**WHAT IS BEING ASKED:** Exactly the lines from the one with "Write a Python" through the one with "time_s = np.linspace(0, 0.2, 161)", inclusive, are to be repeated, and the pictures are not.

**RECORDS FOR THIS EXERCISE:**
------------------------------------------------------------

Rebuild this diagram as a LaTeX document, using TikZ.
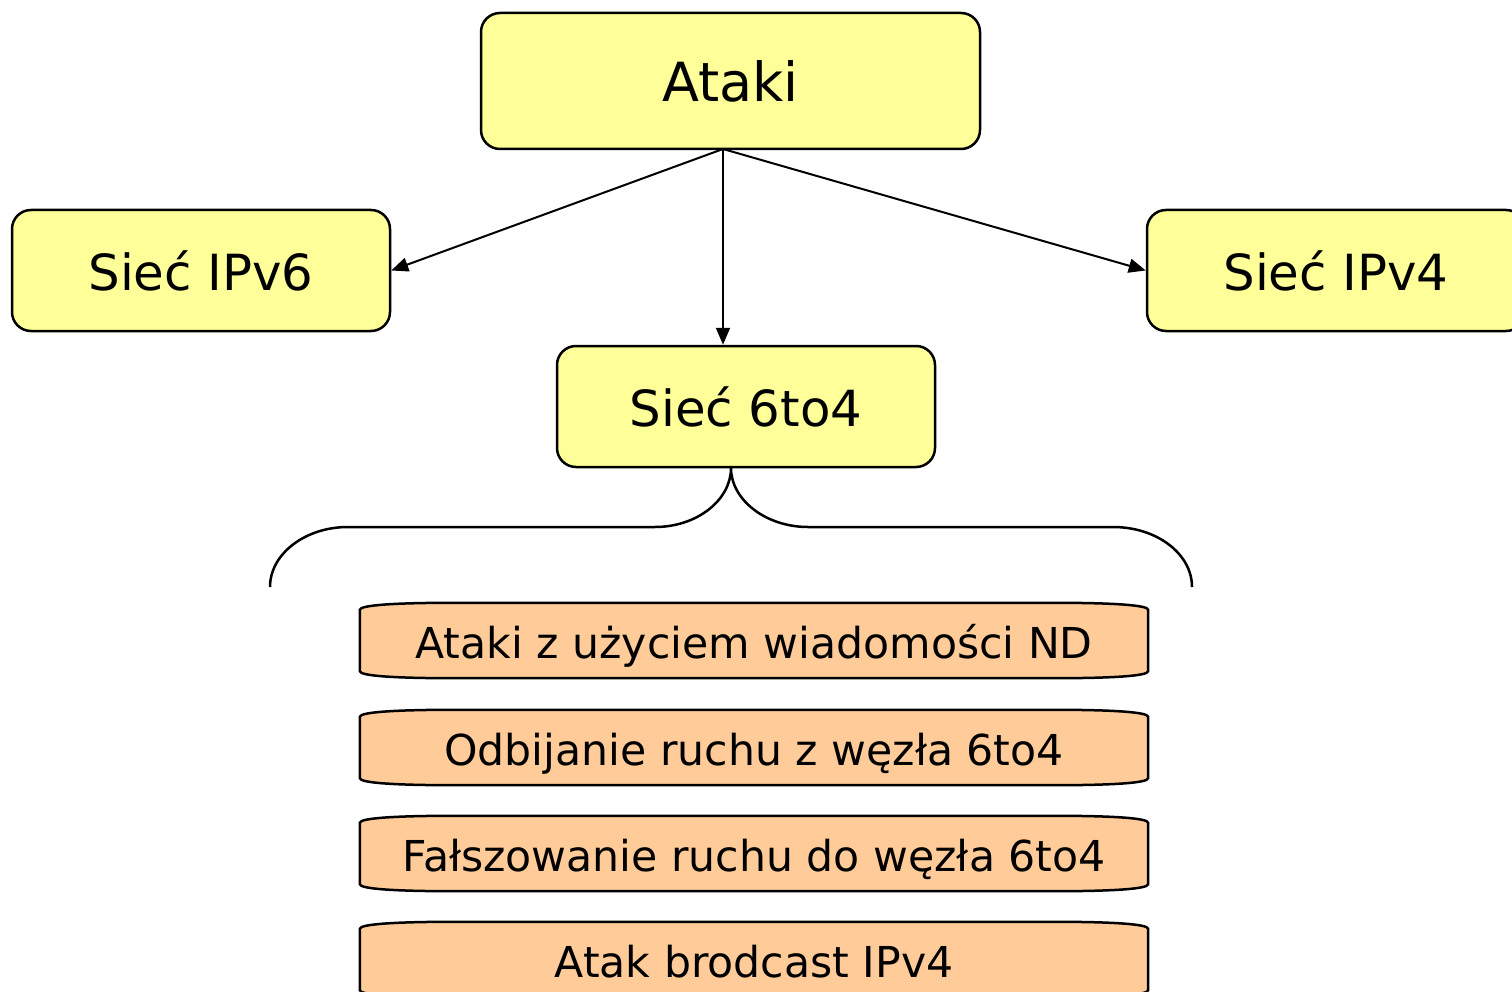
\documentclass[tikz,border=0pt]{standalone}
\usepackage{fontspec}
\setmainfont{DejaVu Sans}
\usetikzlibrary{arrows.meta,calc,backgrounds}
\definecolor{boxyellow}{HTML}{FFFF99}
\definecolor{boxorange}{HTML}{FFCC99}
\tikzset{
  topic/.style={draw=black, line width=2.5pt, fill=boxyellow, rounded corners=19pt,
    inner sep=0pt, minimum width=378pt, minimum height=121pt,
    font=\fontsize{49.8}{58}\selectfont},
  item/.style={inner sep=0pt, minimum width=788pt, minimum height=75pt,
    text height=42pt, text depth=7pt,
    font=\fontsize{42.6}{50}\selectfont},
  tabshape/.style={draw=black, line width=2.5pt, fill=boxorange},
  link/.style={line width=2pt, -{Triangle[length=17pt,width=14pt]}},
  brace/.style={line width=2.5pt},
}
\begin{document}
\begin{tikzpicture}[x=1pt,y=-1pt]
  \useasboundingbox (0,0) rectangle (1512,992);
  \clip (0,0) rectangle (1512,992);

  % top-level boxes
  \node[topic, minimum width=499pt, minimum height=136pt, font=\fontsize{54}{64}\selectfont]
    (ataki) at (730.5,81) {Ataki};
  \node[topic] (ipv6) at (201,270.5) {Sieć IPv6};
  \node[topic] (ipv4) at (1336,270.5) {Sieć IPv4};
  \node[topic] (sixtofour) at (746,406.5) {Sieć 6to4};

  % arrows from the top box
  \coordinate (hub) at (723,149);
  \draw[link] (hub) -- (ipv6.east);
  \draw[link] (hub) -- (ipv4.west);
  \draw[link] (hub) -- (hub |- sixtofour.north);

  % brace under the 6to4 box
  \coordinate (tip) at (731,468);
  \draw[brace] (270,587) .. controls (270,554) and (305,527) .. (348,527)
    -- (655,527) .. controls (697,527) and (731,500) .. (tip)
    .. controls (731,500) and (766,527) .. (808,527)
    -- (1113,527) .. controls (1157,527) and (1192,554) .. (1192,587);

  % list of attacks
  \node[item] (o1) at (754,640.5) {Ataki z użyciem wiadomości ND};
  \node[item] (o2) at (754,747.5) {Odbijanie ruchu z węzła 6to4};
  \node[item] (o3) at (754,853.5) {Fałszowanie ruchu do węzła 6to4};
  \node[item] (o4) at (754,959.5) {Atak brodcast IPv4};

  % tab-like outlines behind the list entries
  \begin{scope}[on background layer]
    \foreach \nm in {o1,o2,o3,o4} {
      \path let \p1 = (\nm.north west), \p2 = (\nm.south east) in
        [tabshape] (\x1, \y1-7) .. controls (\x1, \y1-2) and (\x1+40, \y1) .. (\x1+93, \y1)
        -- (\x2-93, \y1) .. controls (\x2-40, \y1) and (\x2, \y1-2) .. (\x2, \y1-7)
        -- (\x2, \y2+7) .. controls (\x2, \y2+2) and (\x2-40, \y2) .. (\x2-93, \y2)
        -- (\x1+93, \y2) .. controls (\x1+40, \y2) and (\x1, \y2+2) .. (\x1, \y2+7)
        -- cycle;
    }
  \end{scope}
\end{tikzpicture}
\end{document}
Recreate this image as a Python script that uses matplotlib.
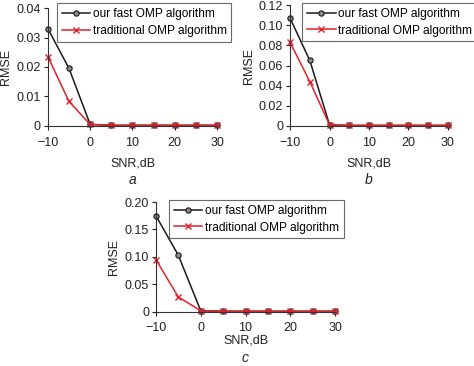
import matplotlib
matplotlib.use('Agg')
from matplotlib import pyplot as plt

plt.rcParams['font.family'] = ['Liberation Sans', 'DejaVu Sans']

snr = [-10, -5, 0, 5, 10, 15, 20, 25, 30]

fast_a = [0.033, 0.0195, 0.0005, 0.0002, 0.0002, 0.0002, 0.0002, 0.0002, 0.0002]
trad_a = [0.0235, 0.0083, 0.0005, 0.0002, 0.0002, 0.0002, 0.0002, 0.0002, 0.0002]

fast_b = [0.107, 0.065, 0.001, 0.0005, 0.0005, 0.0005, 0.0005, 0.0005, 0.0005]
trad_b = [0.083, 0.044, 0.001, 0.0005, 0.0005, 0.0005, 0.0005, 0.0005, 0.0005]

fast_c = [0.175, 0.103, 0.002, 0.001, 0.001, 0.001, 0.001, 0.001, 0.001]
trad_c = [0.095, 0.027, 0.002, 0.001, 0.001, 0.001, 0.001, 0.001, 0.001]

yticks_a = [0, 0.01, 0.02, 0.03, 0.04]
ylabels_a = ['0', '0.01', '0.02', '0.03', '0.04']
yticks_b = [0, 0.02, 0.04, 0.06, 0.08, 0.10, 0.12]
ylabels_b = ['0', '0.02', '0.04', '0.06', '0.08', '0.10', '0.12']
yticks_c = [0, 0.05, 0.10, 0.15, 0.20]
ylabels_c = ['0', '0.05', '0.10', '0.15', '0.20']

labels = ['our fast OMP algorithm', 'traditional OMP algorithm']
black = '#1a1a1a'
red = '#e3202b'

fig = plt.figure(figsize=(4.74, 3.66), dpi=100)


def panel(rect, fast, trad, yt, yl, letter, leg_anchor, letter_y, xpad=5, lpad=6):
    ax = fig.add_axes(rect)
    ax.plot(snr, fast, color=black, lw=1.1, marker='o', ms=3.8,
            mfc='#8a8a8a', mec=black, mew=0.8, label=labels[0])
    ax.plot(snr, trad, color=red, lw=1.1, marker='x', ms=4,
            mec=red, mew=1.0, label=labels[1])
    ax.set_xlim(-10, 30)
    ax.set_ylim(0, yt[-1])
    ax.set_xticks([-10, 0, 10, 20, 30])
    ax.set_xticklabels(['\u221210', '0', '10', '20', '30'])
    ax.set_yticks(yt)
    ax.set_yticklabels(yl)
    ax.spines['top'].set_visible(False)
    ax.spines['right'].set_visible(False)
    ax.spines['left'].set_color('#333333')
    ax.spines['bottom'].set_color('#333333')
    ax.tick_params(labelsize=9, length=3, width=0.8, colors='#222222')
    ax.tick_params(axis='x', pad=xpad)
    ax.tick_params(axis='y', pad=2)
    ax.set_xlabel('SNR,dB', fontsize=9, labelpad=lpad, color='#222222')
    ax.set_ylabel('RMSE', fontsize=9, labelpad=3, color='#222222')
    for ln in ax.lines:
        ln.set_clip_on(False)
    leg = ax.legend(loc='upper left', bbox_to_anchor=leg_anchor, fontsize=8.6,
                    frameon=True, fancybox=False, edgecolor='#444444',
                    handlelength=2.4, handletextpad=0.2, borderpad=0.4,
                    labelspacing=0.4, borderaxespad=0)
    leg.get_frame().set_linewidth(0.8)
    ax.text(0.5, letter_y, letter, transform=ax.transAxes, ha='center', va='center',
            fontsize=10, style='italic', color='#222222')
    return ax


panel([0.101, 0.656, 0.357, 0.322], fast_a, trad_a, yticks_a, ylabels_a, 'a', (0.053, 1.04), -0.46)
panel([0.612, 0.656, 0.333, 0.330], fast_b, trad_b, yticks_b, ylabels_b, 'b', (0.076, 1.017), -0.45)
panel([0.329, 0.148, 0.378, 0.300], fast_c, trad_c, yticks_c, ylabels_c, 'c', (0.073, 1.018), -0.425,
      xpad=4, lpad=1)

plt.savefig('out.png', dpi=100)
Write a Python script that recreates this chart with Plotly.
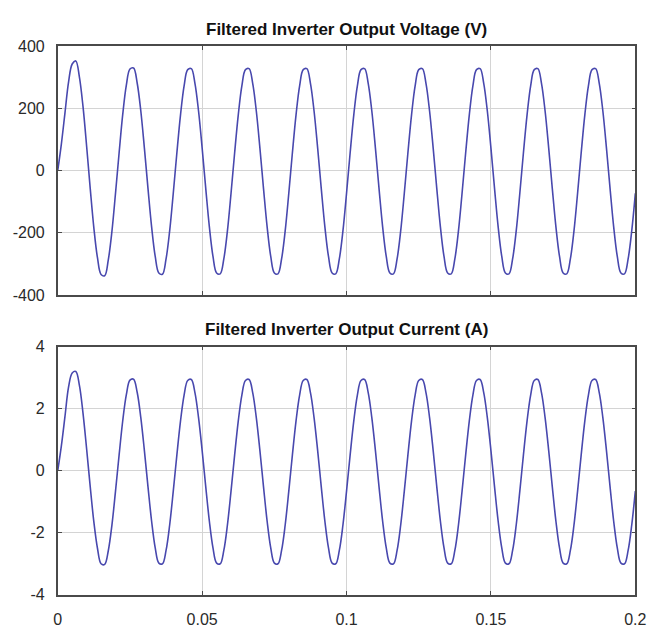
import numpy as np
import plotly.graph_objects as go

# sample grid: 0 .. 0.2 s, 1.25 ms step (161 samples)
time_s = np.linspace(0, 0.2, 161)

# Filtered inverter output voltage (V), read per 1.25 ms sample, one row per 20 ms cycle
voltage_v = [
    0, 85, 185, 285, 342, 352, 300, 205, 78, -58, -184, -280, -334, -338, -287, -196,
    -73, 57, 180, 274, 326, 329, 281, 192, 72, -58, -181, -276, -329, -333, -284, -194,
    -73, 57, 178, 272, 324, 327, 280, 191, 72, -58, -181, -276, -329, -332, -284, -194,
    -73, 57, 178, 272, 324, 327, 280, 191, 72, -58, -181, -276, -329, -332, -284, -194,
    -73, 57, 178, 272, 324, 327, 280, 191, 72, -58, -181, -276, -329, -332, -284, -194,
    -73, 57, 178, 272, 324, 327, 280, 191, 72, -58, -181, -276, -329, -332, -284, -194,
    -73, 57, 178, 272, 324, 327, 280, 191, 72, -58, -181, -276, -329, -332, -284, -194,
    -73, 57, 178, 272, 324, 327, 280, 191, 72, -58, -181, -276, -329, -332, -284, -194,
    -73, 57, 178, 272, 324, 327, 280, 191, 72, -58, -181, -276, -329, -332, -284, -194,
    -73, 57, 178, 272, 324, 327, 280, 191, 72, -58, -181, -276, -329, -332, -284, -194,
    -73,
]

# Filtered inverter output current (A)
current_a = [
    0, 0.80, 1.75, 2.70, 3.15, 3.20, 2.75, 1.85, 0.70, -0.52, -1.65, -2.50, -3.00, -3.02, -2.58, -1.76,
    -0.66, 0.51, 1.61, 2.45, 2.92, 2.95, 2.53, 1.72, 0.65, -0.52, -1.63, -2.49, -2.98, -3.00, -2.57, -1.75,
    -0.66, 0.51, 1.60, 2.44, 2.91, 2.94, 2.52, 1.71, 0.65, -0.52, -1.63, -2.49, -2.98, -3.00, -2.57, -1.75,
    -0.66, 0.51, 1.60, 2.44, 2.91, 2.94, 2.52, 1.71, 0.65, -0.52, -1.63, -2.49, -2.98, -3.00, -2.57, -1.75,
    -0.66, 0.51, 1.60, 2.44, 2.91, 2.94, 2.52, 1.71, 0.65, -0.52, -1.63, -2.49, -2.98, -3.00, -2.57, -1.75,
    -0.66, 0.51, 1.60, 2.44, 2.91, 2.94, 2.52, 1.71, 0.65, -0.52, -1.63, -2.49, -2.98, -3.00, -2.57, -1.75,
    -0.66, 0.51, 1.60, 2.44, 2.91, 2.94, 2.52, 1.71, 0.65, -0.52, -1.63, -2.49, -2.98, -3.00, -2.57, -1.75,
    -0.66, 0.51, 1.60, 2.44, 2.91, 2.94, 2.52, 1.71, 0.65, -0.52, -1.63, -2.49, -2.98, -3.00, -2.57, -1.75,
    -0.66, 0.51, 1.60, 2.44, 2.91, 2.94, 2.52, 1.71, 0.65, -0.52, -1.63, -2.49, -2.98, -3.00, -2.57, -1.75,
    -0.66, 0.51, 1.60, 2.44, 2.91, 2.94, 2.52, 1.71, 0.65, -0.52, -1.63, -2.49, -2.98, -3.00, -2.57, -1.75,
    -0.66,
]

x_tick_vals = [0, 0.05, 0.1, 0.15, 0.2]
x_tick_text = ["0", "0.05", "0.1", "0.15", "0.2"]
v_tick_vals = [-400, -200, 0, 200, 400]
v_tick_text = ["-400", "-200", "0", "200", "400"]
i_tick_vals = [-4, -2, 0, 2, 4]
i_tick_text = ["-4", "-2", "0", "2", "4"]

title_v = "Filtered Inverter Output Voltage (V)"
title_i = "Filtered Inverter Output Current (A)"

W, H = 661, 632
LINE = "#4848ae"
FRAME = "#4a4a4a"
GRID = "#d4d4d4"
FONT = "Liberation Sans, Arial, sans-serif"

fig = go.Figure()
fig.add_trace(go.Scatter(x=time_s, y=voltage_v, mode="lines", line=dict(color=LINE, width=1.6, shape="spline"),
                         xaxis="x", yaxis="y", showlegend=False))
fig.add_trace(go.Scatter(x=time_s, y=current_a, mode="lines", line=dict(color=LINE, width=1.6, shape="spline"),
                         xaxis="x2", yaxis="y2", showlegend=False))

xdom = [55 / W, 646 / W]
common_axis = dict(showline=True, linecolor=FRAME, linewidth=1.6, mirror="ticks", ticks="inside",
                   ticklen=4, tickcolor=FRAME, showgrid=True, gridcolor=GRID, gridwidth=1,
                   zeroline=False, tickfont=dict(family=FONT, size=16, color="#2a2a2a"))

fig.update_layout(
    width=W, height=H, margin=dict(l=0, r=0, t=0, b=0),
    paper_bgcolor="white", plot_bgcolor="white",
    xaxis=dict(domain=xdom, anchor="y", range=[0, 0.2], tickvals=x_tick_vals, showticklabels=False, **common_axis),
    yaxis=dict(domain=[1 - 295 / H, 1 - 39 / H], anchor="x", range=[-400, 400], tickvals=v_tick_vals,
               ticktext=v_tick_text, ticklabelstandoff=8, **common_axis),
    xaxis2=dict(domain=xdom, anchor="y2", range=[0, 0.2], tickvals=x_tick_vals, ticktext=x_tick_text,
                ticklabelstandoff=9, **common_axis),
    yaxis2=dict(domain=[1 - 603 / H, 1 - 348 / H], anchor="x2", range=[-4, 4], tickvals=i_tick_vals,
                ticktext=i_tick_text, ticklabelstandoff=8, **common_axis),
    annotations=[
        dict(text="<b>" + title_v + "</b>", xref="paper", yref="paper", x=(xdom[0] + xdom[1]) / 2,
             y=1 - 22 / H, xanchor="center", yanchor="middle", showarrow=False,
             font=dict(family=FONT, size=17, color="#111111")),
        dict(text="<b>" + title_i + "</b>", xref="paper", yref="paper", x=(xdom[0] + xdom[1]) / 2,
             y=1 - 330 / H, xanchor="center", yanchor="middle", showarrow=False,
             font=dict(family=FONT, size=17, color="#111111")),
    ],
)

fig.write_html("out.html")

------------------------------------------------------------

**RESULT OF THIS TASK:**
Write a Python script that recreates this chart with Plotly.
import numpy as np
import plotly.graph_objects as go

# sample grid: 0 .. 0.2 s, 1.25 ms step (161 samples)
time_s = np.linspace(0, 0.2, 161)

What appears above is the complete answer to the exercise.